To find the unknown constants A, B, C, and D, we multiply both sides of the equation by the common denominator, which is $$(x^2+x+2)(x^2+1)$$. This eliminates the denominators and allows us to work with a polynomial equation.

$$2 x^{3}+7 x+5 = (Ax+B)(x^2+1) + (Cx+D)(x^2+x+2)$$

Next, we expand the right side of the equation by multiplying out the terms.

$$2 x^{3}+7 x+5 = Ax(x^2+1) + B(x^2+1) + Cx(x^2+x+2) + D(x^2+x+2)$$

$$2 x^{3}+7 x+5 = Ax^3+Ax + Bx^2+B + Cx^3+Cx^2+2Cx + Dx^2+Dx+2D$$

**step3 Group terms and equate coefficients**

Now, we group the terms on the right side of the equation by powers of x ($$x^3, x^2, x^1, x^0$$ (constant term)).

$$2 x^{3}+7 x+5 = (A+C)x^3 + (B+C+D)x^2 + (A+2C+D)x + (B+2D)$$

By comparing the coefficients of corresponding powers of x on both sides of the equation, we form a system of linear equations.

For $$x^3$$: $$A+C = 2$$ (Equation 1)

For $$x^2$$: $$B+C+D = 0$$ (Equation 2)

For $$x^1$$: $$A+2C+D = 7$$ (Equation 3)

For $$x^0$$ (constant): $$B+2D = 5$$ (Equation 4)
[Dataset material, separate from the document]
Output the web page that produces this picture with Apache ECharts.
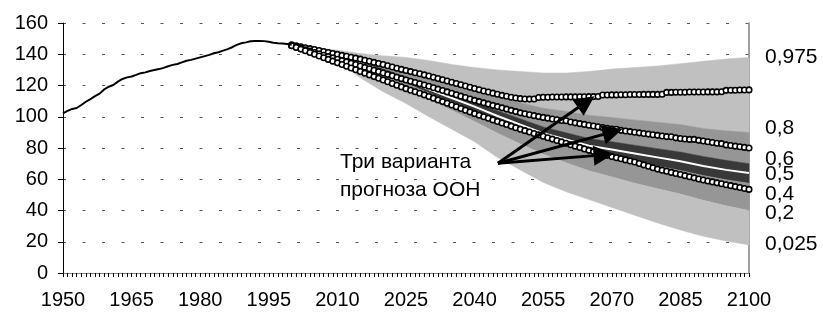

**step4 Solve the system of linear equations**

We have a system of four equations with four unknowns. We will solve this system step-by-step.

From Equation 1, express A in terms of C:

$$A = 2-C$$

From Equation 4, express B in terms of D:

$$B = 5-2D$$

Substitute these expressions for A and B into Equation 2 and Equation 3.

Substitute B into Equation 2:

$$(5-2D)+C+D = 0$$

$$5+C-D = 0$$

$$C-D = -5$$ (Equation 5)

Substitute A into Equation 3:

$$(2-C)+2C+D = 7$$

$$2+C+D = 7$$

$$C+D = 5$$ (Equation 6)

Now we have a simpler system with C and D (Equation 5 and Equation 6). Add Equation 5 and Equation 6:

$$(C-D) + (C+D) = -5 + 5$$

$$2C = 0$$

$$C = 0$$

Substitute the value of C back into Equation 6 to find D:

$$0+D = 5$$

$$D = 5$$

Now use the values of C and D to find A and B.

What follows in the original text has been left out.